Static loads are constant forces applied to the shaft, such as the weight of components or steady operational forces. Dynamic loads vary with time, including vibrational forces, impact loads, or cyclic loading from rotating components. Dynamic loads are often more critical in shaft design as they can lead to fatigue failure even if the maximum load is below the material's yield strength.

How does shaft material affect load capacity?

The material's properties directly influence the shaft's load capacity. Key properties include:

  • Yield Strength: Determines the maximum stress before permanent deformation
  • Ultimate Tensile Strength: Indicates the maximum stress before failure
  • Modulus of Elasticity: Affects the shaft's stiffness and deflection characteristics
  • Fatigue Limit: The stress level below which the material can endure infinite loading cycles
  • Density: Affects the shaft's self-weight, which contributes to the total load

Higher strength materials allow for smaller diameter shafts, but may be more expensive or difficult to machine. The calculator uses the material density for weight calculations, but users should verify that the selected material's strength properties are adequate for the calculated loads.

What safety factor should I use for my shaft design?

The appropriate safety factor depends on several considerations:

  • Application Criticality: Higher safety factors (3-4) for critical applications where failure could cause injury or significant damage
  • Load Certainty: Lower safety factors (1.5-2) when loads are well-defined and predictable
  • Material Properties: Higher safety factors for brittle materials or those with variable properties
  • Environmental Conditions: Increased safety factors for corrosive or high-temperature environments
  • Manufacturing Quality: Higher safety factors when manufacturing tolerances are less precise

Common safety factors in mechanical engineering:

  • General machinery: 2.0-2.5
  • Automotive components: 2.5-3.0
  • Aerospace applications: 3.0-4.0
  • Pressure vessels: 3.5-4.0
How do I account for torsional loads in shaft calculations?
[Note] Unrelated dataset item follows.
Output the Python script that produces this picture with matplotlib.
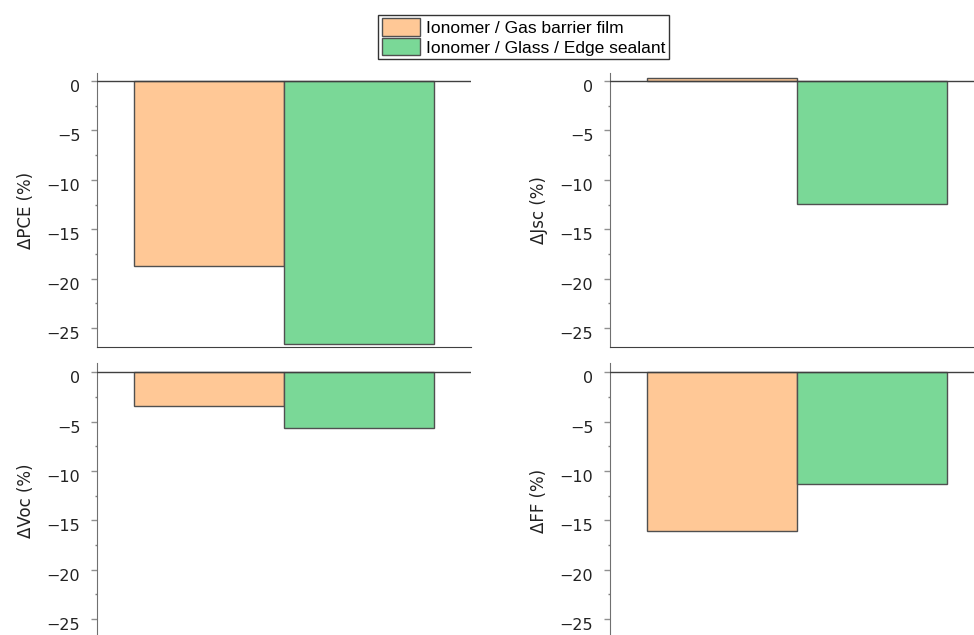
import numpy as np
import matplotlib.pyplot as plt
from matplotlib.ticker import MultipleLocator
from matplotlib.transforms import ScaledTranslation

# data (change in %, after vs before)
series_names = ["Ionomer / Gas barrier film", "Ionomer / Glass / Edge sealant"]
panel_labels = ["\u0394PCE (%)", "\u0394Jsc (%)", "\u0394Voc (%)", "\u0394FF (%)"]
d_pce = [-18.7, -26.6]
d_jsc = [0.3, -12.4]
d_voc = [-3.45, -5.6]
d_ff = [-16.05, -11.3]
panel_values = [d_pce, d_jsc, d_voc, d_ff]
tick_vals = [0, -5, -10, -15, -20, -25]

bar_colors = ["#FFC896", "#7AD897"]
bar_pos = [0.75, 1.75]

W, H = 974, 635
fig = plt.figure(figsize=(W / 100, H / 100), dpi=100)

# axes boxes in pixels: left, top, width, height
boxes = [
    (97, 73, 374, 274),
    (610, 73, 374, 274),
    (97, 362.7, 374, 276),
    (610, 362.7, 374, 276),
]
ylims = [(-26.9, 0.8), (-26.9, 0.8), (-27.0, 0.97), (-27.0, 0.97)]

# tick labels sit a little below their ticks in the original
shift_down = ScaledTranslation(0, -0.05, fig.dpi_scale_trans)

handles = None
for box, vals, lab, yl in zip(boxes, panel_values, panel_labels, ylims):
    l, t, w, h = box
    ax = fig.add_axes([l / W, 1 - (t + h) / H, w / W, h / H])
    bars = []
    for x, v, c, name in zip(bar_pos, vals, bar_colors, series_names):
        b = ax.bar(x, v, width=1.0, color=c, edgecolor="#505050", linewidth=1.0, label=name)
        bars.append(b)
    if handles is None:
        handles = bars
    ax.axhline(0, color="#404040", lw=1.0, zorder=3)
    ax.set_xlim(0, 2.5)
    ax.set_ylim(*yl)
    ax.set_yticks(tick_vals)
    ax.set_yticklabels([f"{v}".replace("-", "\u2212") for v in tick_vals])
    ax.yaxis.set_minor_locator(MultipleLocator(2.5))
    ax.tick_params(axis="y", which="major", length=4.5, width=1, color="#909090",
                   labelsize=11.5, pad=7.5, labelcolor="#222222")
    ax.tick_params(axis="y", which="minor", length=1.5, width=1, color="#808080")
    ax.set_xticks([])
    for s in ["top", "right"]:
        ax.spines[s].set_visible(False)
    ax.spines["left"].set_color("#707070")
    ax.spines["bottom"].set_color("#404040")
    ax.set_ylabel(lab, fontsize=12, color="#222222", labelpad=8)
    for tl in ax.get_yticklabels():
        tl.set_transform(tl.get_transform() + shift_down)

leg = fig.legend(handles, series_names, loc="upper center",
                 bbox_to_anchor=(523.5 / W, 1 - 15 / H),
                 prop={"family": "Liberation Sans", "size": 12.5},
                 fancybox=False, edgecolor="#333333", framealpha=1,
                 handlelength=2.2, handleheight=1.15, handletextpad=0.35,
                 labelspacing=0.12, borderpad=0.2, borderaxespad=0)
leg.get_frame().set_linewidth(1.0)

fig.savefig("out.png", dpi=100)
Torsional loads create shear stresses in the shaft and are particularly important for power transmission applications. To account for torsional loads:

  1. Calculate Torque: Determine the torque (T) being transmitted (Nm)
  2. Shear Stress: Calculate the shear stress (τ) using τ = (T × r) / J, where r is the shaft radius and J is the polar moment of inertia (J = π × d⁴ / 32 for solid shafts)
  3. Equivalent Stress: Combine bending and torsional stresses using an appropriate failure theory (e.g., Maximum Shear Stress Theory or Distortion Energy Theory)
  4. Modified Safety Factor: Apply a safety factor to the combined stress state

For a first approximation, you can treat the torsional load as an equivalent bending moment using M_eq = √(M² + T²), where M is the bending moment and T is the torque. The calculator currently focuses on bending loads, but future versions may incorporate torsional analysis.

What are the signs of impending shaft failure?
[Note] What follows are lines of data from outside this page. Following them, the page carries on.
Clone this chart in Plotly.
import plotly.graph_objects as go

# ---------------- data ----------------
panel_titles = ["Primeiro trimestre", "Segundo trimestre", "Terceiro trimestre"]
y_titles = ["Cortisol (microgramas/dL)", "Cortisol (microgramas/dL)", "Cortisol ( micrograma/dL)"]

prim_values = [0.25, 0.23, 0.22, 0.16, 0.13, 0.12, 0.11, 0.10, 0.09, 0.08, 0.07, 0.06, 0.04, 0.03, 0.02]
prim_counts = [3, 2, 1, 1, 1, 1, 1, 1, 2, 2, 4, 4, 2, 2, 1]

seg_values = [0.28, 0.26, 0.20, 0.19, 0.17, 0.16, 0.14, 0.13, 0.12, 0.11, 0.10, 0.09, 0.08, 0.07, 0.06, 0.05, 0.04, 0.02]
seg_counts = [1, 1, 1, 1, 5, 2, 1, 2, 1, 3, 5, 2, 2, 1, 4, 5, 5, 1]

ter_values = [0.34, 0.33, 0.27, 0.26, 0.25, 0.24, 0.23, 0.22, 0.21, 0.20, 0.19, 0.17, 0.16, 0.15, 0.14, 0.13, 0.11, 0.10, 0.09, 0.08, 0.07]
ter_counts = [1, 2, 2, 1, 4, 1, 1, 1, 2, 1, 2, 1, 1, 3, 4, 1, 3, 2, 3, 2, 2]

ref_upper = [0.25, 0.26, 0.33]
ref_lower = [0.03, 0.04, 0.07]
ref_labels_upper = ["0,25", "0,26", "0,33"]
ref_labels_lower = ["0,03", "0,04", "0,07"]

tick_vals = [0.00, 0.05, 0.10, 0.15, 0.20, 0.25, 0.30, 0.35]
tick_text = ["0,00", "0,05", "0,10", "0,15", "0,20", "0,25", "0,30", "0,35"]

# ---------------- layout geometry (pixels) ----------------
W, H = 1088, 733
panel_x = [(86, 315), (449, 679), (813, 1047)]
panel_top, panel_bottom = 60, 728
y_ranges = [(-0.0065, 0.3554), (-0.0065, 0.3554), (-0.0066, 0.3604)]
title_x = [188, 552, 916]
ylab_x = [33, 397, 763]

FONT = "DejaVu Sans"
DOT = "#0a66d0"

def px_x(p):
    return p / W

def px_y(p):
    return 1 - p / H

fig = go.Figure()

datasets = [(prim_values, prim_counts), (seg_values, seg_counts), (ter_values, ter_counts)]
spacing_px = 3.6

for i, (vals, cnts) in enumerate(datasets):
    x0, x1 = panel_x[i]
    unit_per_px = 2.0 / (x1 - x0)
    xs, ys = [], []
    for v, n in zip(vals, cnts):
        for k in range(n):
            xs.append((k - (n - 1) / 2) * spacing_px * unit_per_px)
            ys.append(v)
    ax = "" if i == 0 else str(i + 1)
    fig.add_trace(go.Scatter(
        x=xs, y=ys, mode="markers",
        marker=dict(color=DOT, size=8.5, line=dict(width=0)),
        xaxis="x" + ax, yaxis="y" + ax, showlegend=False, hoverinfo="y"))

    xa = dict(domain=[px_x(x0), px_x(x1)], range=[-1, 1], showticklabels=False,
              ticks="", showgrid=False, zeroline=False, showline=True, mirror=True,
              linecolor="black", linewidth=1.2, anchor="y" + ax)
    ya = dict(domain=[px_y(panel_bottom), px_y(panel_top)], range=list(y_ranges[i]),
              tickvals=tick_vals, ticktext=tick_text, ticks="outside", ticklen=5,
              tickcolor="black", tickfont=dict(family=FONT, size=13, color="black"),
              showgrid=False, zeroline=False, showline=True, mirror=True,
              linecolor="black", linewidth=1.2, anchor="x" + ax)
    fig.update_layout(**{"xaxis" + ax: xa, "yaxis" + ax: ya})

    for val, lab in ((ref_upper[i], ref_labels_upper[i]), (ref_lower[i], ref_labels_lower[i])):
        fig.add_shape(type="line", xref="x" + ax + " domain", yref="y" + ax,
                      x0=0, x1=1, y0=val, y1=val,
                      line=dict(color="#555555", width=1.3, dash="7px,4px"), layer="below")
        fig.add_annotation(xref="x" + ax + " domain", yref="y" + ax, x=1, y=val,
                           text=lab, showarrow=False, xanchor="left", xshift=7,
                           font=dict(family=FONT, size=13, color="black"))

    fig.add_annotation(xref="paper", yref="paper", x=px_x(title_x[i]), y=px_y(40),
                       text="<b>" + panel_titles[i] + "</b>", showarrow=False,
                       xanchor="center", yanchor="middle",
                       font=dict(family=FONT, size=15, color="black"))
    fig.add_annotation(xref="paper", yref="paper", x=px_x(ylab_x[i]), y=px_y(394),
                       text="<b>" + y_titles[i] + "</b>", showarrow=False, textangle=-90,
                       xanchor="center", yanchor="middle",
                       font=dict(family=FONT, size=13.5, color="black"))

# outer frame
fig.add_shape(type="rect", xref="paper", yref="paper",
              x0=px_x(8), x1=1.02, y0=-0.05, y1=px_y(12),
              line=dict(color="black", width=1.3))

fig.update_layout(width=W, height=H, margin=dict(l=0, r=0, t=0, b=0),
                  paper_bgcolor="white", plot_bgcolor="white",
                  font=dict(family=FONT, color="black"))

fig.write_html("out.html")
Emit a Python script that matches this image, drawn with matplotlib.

Early detection of potential shaft failures can prevent catastrophic damage. Common warning signs include:

  • Vibration: Increased or unusual vibration patterns
  • Noise: Unusual grinding, clicking, or rumbling sounds
  • Temperature: Localized heating at bearings or along the shaft
  • Misalignment: Visible misalignment between components
  • Wear Patterns: Uneven wear on bearings, seals, or the shaft itself
  • Cracks: Visible cracks, particularly at stress concentration points
  • Deflection: Excessive shaft deflection during operation
  • Lubrication Issues: Leaking or contaminated lubricant

Implementing a predictive maintenance program with regular inspections can help detect these signs early and schedule repairs before failure occurs.
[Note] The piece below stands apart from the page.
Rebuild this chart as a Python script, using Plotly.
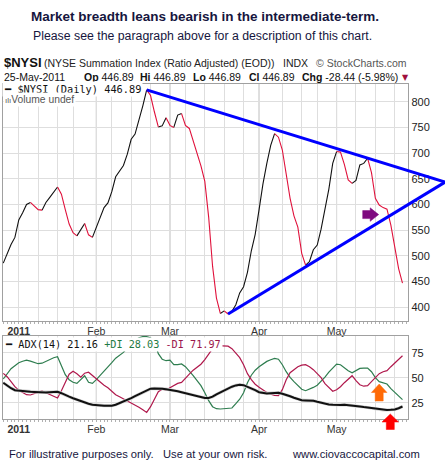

How does shaft length affect load capacity?

Shaft length has a significant impact on load capacity through several mechanisms:

  • Bending Moment: For a given load, the bending moment increases with the square of the length (for center loads) or linearly (for end loads)
  • Deflection: Deflection increases with the cube (for center loads) or fourth power (for distributed loads) of the length
  • Self-Weight: The shaft's own weight increases linearly with length, adding to the total load
  • Buckling: Long, slender shafts are more susceptible to buckling under compressive loads
  • Natural Frequency: Longer shafts have lower natural frequencies, making them more susceptible to resonance with operational vibrations

As a general rule, doubling the shaft length while keeping the diameter constant will:

  • Increase maximum bending moment by 4x (for center loads)
  • Increase maximum deflection by 8x (for center loads)
  • Double the shaft's self-weight

To compensate for increased length, the diameter must be increased to maintain the same load capacity. The relationship between length and diameter for constant strength is approximately d ∝ L^(2/3) for bending loads.

Can I use this calculator for hollow shafts?

The current calculator is designed for solid circular shafts. For hollow shafts, the calculations would need to be adjusted as follows:

  • Weight Calculation: Use the difference between outer and inner volumes: V = π × (R² - r²) × L, where R is outer radius and r is inner radius
  • Moment of Inertia: For a hollow shaft: I = π × (R⁴ - r⁴) / 4
  • Polar Moment of Inertia: J = π × (R⁴ - r⁴) / 2
  • Section Modulus: S = I / R for bending stress calculations

Hollow shafts offer several advantages:

  • Reduced weight for the same outer diameter
  • Potential for internal routing of fluids or wiring
  • More efficient material usage (higher strength-to-weight ratio)

However, they also have some disadvantages:

  • More complex manufacturing
  • Potential for buckling if wall thickness is too small
  • Reduced torsional stiffness compared to solid shafts of the same outer diameter

A future version of this calculator may include hollow shaft calculations.